DIRECTION - Extract, in full, the lines below, beginning at the first and ending with the line that contains "const xName = '%';". Pictures do not belong in the copy.

········

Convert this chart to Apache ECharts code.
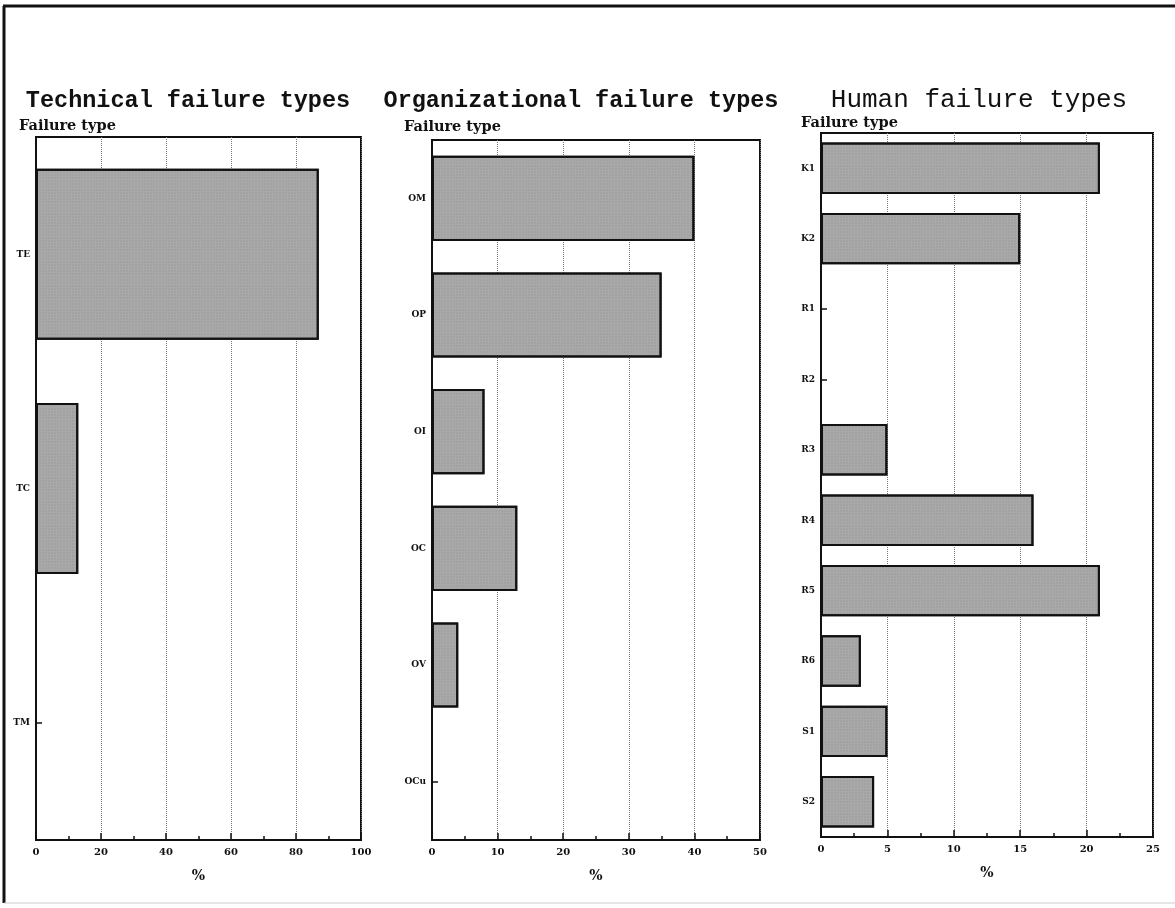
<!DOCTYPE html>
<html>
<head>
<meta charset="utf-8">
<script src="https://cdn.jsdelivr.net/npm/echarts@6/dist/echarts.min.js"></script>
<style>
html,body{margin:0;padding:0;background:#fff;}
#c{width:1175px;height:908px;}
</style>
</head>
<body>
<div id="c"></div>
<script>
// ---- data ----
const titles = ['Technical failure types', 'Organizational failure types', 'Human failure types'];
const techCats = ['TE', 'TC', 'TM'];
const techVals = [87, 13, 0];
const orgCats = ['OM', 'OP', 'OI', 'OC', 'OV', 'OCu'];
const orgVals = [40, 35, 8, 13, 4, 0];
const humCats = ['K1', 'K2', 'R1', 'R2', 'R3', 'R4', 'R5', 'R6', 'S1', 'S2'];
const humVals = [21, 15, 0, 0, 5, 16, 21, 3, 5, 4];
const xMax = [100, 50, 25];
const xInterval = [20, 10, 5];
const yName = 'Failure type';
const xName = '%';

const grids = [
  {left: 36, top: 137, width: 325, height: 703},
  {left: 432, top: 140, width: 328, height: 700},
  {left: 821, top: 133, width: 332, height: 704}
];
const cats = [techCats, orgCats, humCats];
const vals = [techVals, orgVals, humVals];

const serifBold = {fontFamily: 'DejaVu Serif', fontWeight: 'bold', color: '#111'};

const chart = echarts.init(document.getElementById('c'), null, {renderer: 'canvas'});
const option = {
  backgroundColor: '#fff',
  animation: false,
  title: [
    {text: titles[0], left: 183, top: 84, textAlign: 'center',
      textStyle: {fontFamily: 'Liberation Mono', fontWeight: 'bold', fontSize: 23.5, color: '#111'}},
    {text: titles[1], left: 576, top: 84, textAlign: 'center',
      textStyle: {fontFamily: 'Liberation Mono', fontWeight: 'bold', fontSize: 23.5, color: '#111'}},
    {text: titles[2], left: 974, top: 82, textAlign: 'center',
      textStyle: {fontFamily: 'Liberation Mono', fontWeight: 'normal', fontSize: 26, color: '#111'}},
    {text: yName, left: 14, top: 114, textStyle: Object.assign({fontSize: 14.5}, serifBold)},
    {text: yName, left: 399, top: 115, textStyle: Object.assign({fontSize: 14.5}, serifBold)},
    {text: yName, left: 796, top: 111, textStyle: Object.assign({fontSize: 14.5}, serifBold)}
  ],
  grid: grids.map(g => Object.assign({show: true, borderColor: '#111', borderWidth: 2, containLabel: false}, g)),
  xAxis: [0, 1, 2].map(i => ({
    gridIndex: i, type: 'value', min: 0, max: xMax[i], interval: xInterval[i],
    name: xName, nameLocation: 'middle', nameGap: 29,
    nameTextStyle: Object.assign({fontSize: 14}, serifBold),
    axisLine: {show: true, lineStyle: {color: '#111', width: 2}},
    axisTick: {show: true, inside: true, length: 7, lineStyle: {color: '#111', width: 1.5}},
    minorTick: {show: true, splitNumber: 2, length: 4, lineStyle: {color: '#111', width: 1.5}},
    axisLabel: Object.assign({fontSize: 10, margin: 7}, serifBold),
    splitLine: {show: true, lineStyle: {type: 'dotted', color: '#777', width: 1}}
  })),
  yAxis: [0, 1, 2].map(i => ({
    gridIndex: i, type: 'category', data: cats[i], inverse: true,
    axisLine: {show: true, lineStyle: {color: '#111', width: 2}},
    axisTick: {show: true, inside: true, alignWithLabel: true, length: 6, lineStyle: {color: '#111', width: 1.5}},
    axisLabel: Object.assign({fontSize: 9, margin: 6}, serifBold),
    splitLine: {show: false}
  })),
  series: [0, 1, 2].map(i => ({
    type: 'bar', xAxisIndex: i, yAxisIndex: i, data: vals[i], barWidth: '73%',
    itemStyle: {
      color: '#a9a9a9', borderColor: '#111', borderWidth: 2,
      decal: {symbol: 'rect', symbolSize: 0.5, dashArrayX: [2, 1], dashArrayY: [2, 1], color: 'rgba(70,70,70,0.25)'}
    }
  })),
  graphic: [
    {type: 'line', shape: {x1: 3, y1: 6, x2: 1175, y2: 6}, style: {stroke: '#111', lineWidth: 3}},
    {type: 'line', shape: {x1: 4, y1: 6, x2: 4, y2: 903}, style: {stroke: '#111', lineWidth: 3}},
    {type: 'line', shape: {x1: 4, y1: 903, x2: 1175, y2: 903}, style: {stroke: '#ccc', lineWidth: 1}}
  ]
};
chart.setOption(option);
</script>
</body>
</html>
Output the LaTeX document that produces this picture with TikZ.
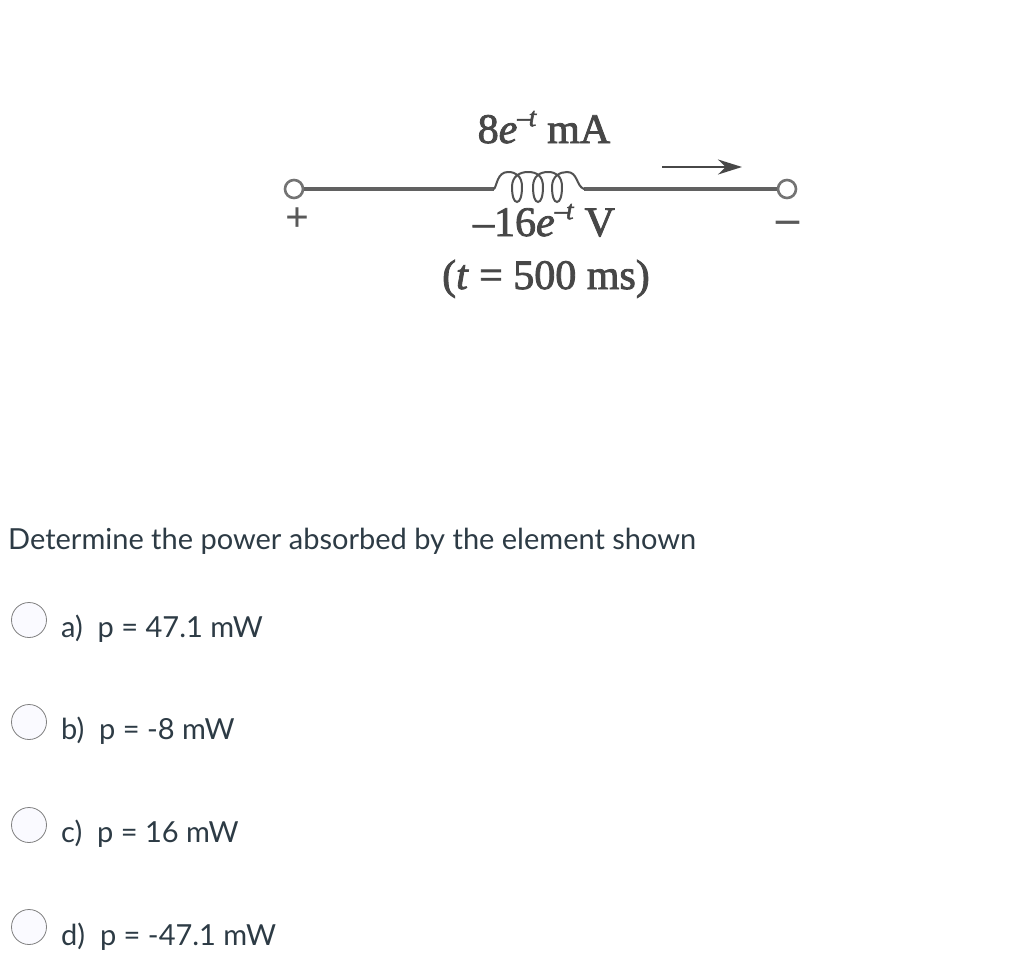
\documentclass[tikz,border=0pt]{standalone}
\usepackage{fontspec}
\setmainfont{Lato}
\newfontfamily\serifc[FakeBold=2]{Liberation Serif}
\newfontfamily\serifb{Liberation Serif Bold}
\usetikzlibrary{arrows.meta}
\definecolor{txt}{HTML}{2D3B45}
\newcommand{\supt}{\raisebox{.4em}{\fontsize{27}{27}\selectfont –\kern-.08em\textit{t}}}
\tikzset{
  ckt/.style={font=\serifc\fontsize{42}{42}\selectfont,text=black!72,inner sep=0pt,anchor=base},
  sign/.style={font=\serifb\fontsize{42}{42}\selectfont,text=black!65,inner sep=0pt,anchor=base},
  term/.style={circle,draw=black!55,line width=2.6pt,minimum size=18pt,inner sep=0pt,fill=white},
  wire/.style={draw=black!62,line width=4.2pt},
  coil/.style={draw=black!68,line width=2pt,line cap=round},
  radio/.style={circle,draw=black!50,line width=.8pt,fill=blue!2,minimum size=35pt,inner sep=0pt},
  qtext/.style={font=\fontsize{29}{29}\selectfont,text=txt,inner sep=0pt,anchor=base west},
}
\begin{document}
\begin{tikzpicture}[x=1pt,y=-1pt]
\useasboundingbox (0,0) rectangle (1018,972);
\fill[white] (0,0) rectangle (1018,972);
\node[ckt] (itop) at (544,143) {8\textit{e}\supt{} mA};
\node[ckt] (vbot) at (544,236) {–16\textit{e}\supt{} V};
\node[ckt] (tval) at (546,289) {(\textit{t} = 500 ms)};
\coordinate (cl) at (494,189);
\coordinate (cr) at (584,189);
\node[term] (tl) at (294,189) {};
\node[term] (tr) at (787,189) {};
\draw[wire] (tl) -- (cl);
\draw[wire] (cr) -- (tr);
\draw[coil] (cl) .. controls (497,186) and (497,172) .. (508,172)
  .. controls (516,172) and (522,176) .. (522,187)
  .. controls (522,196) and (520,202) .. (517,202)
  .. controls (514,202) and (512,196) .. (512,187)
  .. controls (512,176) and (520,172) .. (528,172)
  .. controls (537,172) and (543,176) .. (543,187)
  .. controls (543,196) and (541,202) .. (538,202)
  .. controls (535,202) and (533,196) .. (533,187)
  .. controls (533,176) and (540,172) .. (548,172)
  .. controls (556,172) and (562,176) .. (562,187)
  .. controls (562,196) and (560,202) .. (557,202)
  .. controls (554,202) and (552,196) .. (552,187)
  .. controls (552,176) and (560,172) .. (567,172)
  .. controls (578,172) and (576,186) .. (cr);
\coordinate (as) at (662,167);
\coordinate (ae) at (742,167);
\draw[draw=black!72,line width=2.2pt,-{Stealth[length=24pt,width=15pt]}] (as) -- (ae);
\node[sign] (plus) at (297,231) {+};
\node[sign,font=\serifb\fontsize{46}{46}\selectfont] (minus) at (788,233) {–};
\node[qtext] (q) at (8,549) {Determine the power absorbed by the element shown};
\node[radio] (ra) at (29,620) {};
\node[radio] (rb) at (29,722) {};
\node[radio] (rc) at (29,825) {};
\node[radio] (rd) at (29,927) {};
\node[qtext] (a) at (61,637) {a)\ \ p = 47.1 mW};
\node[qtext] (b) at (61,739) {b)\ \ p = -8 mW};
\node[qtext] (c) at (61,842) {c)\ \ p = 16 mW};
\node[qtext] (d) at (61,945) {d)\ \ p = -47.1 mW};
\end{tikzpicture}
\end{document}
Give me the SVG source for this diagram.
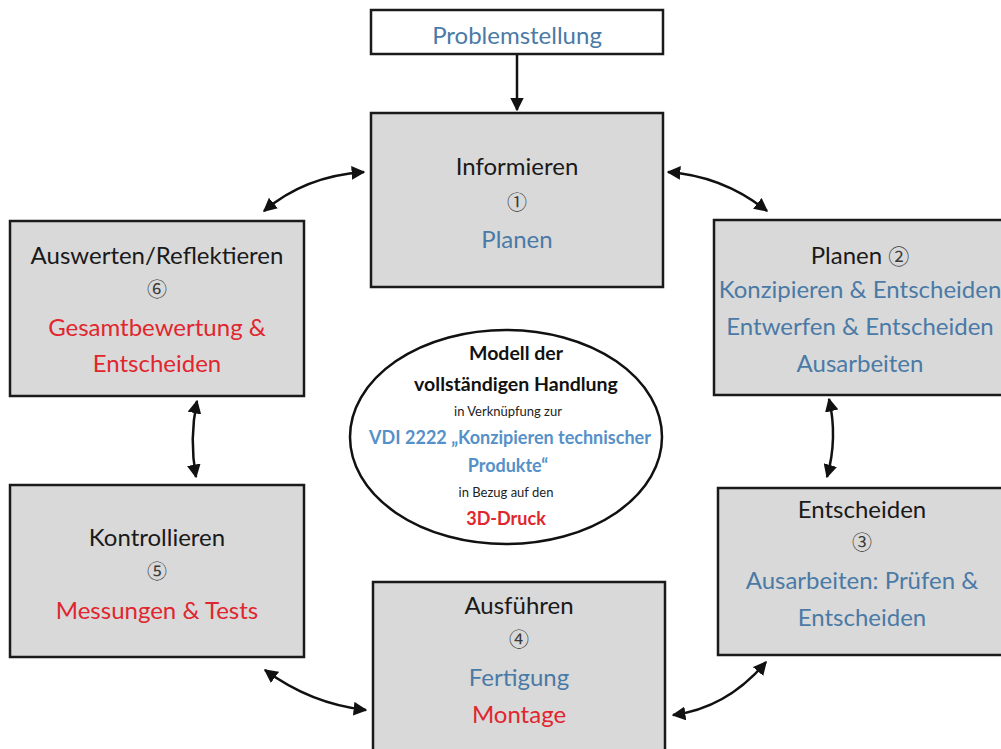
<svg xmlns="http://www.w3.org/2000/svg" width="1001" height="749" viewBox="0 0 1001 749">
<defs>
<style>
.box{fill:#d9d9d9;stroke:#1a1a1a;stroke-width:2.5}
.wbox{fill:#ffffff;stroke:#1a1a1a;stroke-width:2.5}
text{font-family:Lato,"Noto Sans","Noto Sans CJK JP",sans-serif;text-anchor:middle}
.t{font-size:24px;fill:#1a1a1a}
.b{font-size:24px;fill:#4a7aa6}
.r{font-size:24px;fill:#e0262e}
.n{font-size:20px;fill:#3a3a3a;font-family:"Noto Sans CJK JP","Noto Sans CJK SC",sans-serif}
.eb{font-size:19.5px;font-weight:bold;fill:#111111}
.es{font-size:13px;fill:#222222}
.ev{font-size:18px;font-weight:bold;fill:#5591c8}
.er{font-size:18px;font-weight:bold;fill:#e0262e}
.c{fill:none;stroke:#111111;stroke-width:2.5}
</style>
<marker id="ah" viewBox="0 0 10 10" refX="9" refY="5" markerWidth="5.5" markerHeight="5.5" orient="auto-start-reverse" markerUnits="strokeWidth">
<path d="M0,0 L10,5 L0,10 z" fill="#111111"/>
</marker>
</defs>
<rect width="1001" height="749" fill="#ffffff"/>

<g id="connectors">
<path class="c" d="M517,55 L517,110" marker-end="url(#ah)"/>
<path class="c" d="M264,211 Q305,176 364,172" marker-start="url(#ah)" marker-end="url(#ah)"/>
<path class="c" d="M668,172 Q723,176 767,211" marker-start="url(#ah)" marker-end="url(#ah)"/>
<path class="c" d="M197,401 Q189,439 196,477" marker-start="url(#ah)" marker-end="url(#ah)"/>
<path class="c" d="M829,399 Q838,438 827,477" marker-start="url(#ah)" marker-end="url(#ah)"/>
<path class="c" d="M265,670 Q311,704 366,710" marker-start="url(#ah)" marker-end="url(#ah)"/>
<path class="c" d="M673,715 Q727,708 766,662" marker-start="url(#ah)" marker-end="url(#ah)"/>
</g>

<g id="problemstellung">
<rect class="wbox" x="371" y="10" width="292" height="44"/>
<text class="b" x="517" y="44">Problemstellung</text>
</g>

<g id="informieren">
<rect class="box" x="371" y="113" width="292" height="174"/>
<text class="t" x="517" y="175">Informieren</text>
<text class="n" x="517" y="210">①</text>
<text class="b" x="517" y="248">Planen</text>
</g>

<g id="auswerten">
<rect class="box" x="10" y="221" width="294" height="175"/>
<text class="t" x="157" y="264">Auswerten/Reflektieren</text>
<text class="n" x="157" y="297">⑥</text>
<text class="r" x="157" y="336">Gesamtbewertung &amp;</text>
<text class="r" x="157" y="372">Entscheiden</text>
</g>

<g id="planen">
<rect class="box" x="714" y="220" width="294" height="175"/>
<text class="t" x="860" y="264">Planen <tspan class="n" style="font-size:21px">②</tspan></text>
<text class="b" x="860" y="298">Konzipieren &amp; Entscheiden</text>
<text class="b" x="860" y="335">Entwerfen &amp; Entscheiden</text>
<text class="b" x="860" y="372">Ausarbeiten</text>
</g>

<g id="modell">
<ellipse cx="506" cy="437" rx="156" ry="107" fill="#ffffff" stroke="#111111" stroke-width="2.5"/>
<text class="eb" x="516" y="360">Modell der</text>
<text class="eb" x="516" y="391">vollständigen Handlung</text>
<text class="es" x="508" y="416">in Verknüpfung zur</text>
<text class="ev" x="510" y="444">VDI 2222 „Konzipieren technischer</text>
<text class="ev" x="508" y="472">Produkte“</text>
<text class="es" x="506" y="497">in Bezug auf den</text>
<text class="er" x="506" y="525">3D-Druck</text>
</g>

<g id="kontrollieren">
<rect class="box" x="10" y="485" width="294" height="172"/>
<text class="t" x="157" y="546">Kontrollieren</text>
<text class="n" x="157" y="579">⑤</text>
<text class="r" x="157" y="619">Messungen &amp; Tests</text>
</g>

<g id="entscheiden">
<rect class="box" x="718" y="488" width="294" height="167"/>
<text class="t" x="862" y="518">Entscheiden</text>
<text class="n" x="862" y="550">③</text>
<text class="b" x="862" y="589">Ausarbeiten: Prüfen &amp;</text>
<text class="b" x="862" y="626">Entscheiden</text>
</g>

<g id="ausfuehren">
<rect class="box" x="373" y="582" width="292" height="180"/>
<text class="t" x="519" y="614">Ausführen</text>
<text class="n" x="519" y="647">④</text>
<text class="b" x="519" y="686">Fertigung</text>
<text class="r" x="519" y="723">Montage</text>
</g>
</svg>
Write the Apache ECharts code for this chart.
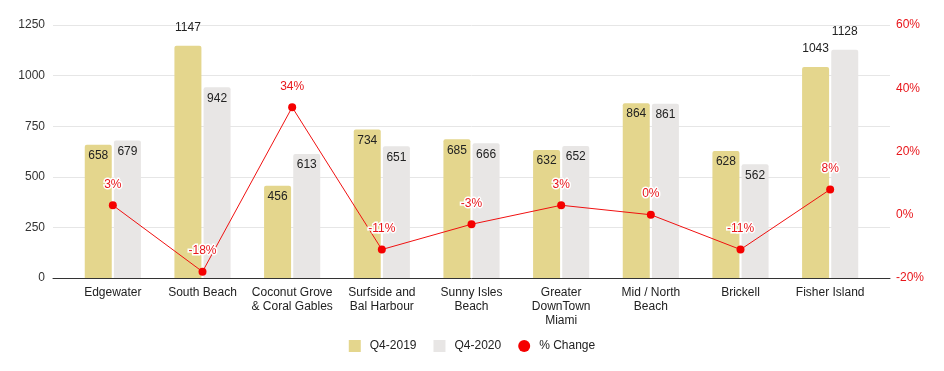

········

RESPONSE TO THIS EXERCISE -
Convert this chart to Apache ECharts code.
<!DOCTYPE html>
<html>
<head>
<meta charset="utf-8">
<script src="https://cdn.jsdelivr.net/npm/echarts@6/dist/echarts.min.js"></script>
<style>
html,body{margin:0;padding:0;background:#fff;}
#c{width:1175px;height:908px;}
</style>
</head>
<body>
<div id="c"></div>
<script>
// ---- data ----
const titles = ['Technical failure types', 'Organizational failure types', 'Human failure types'];
const techCats = ['TE', 'TC', 'TM'];
const techVals = [87, 13, 0];
const orgCats = ['OM', 'OP', 'OI', 'OC', 'OV', 'OCu'];
const orgVals = [40, 35, 8, 13, 4, 0];
const humCats = ['K1', 'K2', 'R1', 'R2', 'R3', 'R4', 'R5', 'R6', 'S1', 'S2'];
const humVals = [21, 15, 0, 0, 5, 16, 21, 3, 5, 4];
const xMax = [100, 50, 25];
const xInterval = [20, 10, 5];
const yName = 'Failure type';
const xName = '%';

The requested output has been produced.